A customer’s account data like email, address, and phone number is an example of a slowly changing dimension. The customer’s address won’t change every day, but it may change every two years.

The type of slowly changing dimension depends on how the changes are tracked in your database.

For example, Type 1 Slowly Changing Dimensions overwrite old values in your data. The new value will replace the old value, without any record of what the old value was. I find this is the method used in most databases.

Type 2 Slowly Changing Dimensions insert new values as new records in your database. They maintain the “old” records AND the new records. They have additional fields on the records that indicate a version number or the timestamps in which the value is effective.

Type 3 slowly changing dimensions maintain one record for the original primary key but utilize an “original” value field and a “current” value field. They track the previous and current values of a field in one record. However, this means they only track the most recent change in value and not the entire history of changes.

Type 4 slowly changing dimensions use two tables to represent one object. They use a table to store current values, and another table to store historical values. The history table contains one timestamp field that you can then use to piece together the chronological history of values.

Data Vault Modeling

Data vaults differ from dimensional data modeling in that they are built to serve enterprise companies, helping them to scale their data. They consist of three main entities- hubs, links, and satellites.

You can think of hubs as the main business objects (like customers or products).

Links represent the relationships between hubs.

Satellites store all the information about the concepts and their relationships (similar to dimensions in dimensional data modeling).

Data vault model (image by Science Direct)

This way of modeling is particularly beneficial for companies utilizing a data lakehouse rather than a data warehouse, as it can handle large volumes of less structured data.

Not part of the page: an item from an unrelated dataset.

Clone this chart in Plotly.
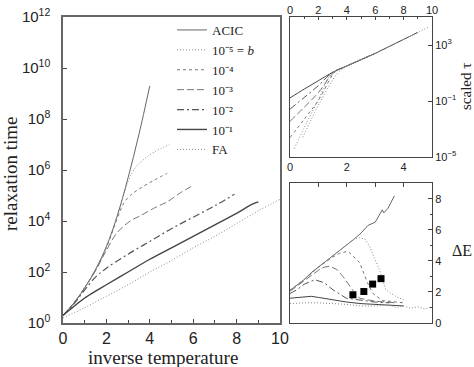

Normalization vs Denormalization

Normalization refers to the process of ensuring there is no redundant data in your relational database. It makes your data easy to query and scale as new data is added to the table.

Your source data in your relational databases should always be normalized. However, your transformed data is another story.

Normalized data will:

  • have a primary key

  • not be dependent on row order

  • have fields with values of all the same data type

These qualities can also be referred to as First Normal Form (1NF), which is the most basic form of normalization.

Denormalization

As you may imagine, denormalization is the opposite of normalization. It is when you introduce redundancy into your normalized data.

Why would someone want to do this? It can be helpful to have a field whose values are redundant be easily accessible in a data model.

Including a customer_id in an orders model would be a good example of this. Many orders will have the same customer name, but this is helpful information to have when you want to find the number of orders placed by each customer.

Denormalization (Image by Splunk)

Dimensional data models and transformations within dbt will consist of denormalized data since they are optimized to reduce the number of joins needed downstream.

Models with derived fields are also considered denormalized.